The Threat of Ethical Chaos
We live in a dangerous time. It is a time in which authoritarian religious ethical teachings are in decay. The rise of religious fundamentalism, of papal infallibility and biblical inerrancy, is part of a doomed attempt to restore this lost authority. But it is also a time when ethical rationality, if one can ever be found, is in its infancy. And so we live without either authority or reason. The ethical ground is vanishing from under our feet.
With the inexorable decline of religious authority, and in the absence of an ethical rationality, one inevitable result must be a growing profusion of novel ethical beliefs. If our time is one in which strange cults and sects arise, it is because in a deepening ethical vacuum, ethical codes are torn apart, recombining and mutating in strange and unpredictable ways. In the absence of both constraining authority and restraining rationality, it becomes possible for people to come to believe almost anything. And this is a dangerous circumstance, because human society depends upon ethical conduct in almost all its activities, and would disintegrate without such conduct, bringing not merely chaos but toil and suffering and death.
At the moment, the only people who can see the danger are the religious custodians of ethics. And their response is to try to go back to Mohammed, back to Jesus, back to Moses. But there is no way back.
One day the liberals who have been cheerfully tossing moral codes out of the window for years, like so many old books, so as to free humanity of their onerous demands, will suddenly realize that we actually do need moral codes, and do need laws. Maybe not all the trivial ordinances we presently endure, but some that are in some sense fundamental to human existence. They will realize the need for it when people start doing the weirdest and most unexpected things, adopting the most bizarre and perverse opinions, and doing the most hideous things. Liberals who have been working for years to dispose of morality will suddenly find themselves pressingly concerned with its conservation.

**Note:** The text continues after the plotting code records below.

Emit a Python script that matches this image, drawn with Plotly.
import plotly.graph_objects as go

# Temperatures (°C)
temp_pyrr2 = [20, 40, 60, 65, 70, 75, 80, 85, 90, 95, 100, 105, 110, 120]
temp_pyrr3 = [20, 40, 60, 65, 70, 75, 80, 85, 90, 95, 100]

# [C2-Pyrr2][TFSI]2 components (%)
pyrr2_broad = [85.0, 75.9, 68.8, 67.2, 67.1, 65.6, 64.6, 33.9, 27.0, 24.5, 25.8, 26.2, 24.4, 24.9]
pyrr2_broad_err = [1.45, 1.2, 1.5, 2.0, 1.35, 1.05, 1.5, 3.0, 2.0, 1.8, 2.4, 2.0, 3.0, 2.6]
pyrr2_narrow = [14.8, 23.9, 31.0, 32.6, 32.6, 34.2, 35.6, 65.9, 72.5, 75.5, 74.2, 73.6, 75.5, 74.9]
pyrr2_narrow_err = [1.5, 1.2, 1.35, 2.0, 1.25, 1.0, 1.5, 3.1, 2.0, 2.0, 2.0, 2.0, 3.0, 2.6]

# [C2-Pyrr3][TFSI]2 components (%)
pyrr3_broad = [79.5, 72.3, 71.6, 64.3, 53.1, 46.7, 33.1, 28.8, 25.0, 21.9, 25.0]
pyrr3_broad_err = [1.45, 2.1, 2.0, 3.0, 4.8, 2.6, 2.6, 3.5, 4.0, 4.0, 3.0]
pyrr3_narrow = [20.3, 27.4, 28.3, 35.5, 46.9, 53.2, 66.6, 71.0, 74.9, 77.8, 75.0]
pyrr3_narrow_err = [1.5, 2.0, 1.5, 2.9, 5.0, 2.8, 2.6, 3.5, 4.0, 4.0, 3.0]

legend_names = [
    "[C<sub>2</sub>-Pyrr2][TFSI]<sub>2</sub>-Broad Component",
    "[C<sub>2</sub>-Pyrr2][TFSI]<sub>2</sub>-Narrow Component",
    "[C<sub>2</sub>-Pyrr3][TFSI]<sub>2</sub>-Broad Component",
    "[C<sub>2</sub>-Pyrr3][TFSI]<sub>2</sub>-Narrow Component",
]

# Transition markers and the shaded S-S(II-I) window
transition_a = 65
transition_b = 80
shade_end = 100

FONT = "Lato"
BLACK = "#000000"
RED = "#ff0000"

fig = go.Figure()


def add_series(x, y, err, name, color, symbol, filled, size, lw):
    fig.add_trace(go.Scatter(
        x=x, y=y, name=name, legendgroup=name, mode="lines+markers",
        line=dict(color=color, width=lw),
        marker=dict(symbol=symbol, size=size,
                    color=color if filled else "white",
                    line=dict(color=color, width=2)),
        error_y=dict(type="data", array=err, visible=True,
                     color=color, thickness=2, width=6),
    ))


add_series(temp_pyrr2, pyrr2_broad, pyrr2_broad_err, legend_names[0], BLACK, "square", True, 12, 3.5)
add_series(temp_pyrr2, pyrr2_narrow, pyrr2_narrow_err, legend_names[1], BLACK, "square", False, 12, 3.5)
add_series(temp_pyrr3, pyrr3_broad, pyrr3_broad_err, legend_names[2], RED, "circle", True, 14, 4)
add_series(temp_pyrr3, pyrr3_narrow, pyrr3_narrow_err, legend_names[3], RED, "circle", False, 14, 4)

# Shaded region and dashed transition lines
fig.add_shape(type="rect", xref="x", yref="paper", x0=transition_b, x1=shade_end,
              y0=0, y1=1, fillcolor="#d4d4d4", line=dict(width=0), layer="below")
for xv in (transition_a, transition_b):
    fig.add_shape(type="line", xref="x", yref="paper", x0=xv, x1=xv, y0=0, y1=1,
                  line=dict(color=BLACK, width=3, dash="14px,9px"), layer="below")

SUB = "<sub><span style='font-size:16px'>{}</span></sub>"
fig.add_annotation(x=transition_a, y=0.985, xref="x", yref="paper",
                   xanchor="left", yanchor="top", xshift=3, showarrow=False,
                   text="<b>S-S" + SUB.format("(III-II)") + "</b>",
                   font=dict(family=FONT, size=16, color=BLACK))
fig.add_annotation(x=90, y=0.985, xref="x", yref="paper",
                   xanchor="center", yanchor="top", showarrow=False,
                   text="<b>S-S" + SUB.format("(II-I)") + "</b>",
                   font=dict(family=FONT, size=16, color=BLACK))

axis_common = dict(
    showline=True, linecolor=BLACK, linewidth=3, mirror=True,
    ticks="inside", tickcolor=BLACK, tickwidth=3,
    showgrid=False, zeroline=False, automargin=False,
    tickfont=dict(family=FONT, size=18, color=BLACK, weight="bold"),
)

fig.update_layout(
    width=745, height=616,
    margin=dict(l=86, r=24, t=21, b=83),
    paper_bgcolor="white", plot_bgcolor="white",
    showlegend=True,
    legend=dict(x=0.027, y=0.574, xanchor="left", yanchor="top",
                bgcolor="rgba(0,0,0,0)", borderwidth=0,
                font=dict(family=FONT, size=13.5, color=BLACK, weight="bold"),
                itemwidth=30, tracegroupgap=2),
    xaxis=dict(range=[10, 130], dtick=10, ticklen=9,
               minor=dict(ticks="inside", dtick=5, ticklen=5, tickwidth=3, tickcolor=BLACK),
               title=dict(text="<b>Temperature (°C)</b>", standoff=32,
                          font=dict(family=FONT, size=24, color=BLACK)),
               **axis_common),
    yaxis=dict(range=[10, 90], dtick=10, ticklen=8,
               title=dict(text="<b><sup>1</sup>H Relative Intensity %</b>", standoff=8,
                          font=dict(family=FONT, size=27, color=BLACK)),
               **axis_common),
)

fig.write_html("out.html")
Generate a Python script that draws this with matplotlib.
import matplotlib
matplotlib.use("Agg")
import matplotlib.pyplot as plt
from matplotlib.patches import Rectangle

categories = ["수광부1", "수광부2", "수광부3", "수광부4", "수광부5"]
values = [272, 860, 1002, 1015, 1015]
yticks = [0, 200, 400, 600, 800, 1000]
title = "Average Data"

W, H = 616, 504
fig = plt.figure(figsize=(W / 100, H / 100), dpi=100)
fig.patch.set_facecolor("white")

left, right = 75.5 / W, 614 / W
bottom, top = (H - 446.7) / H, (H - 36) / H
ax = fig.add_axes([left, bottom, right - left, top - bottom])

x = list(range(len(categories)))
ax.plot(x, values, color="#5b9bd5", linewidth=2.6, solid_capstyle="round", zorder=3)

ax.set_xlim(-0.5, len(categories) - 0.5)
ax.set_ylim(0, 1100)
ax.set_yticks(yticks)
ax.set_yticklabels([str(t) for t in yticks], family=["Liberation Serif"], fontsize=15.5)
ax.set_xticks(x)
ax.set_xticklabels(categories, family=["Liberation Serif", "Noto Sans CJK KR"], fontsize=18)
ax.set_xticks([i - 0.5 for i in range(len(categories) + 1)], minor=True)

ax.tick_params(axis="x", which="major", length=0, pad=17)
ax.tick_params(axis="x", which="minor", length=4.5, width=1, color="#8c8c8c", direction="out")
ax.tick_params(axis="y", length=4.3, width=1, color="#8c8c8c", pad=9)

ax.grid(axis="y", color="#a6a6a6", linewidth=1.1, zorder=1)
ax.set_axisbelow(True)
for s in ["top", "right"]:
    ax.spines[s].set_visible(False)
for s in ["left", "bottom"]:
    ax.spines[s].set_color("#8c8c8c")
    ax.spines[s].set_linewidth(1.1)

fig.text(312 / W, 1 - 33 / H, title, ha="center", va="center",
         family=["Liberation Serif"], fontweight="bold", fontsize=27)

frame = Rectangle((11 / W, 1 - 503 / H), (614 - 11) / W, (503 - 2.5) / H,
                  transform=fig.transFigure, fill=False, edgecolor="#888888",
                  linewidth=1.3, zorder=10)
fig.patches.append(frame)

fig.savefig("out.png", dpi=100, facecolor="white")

And knowing that there is no way back to Jesus, no way back to any such authority, they will begin to search furiously for an ethical rationality. And they will look not to the prophets, but to science and to reason.

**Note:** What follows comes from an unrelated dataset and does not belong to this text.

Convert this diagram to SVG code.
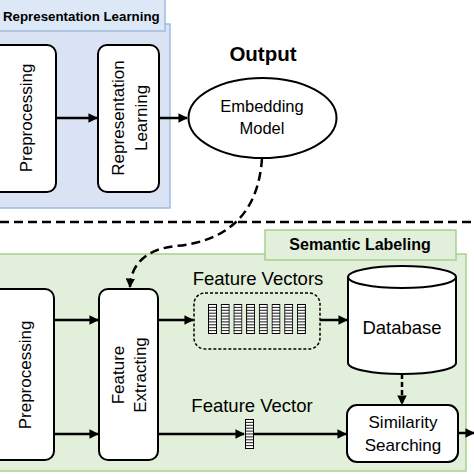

In the impending era of ethical chaos, a presently lapsed ethical debate, largely continued by a few obscure academics and theologians, ethics - and perhaps theology - will spring to life, and reclaim its mantle and crown as the queen of the sciences. A debate that is now barely a whisper will become a loud babble. And the essence of that debate will be whether we should go back, or go forward. Whether we should seek authority, or reason.
Out on the high seas, an argument will break out among the crew of the lifeboat of humanity. Should we go back to that all-too-real shipwreck, or forward to a distant but perhaps imaginary land?
That which is immoral must also be irrational.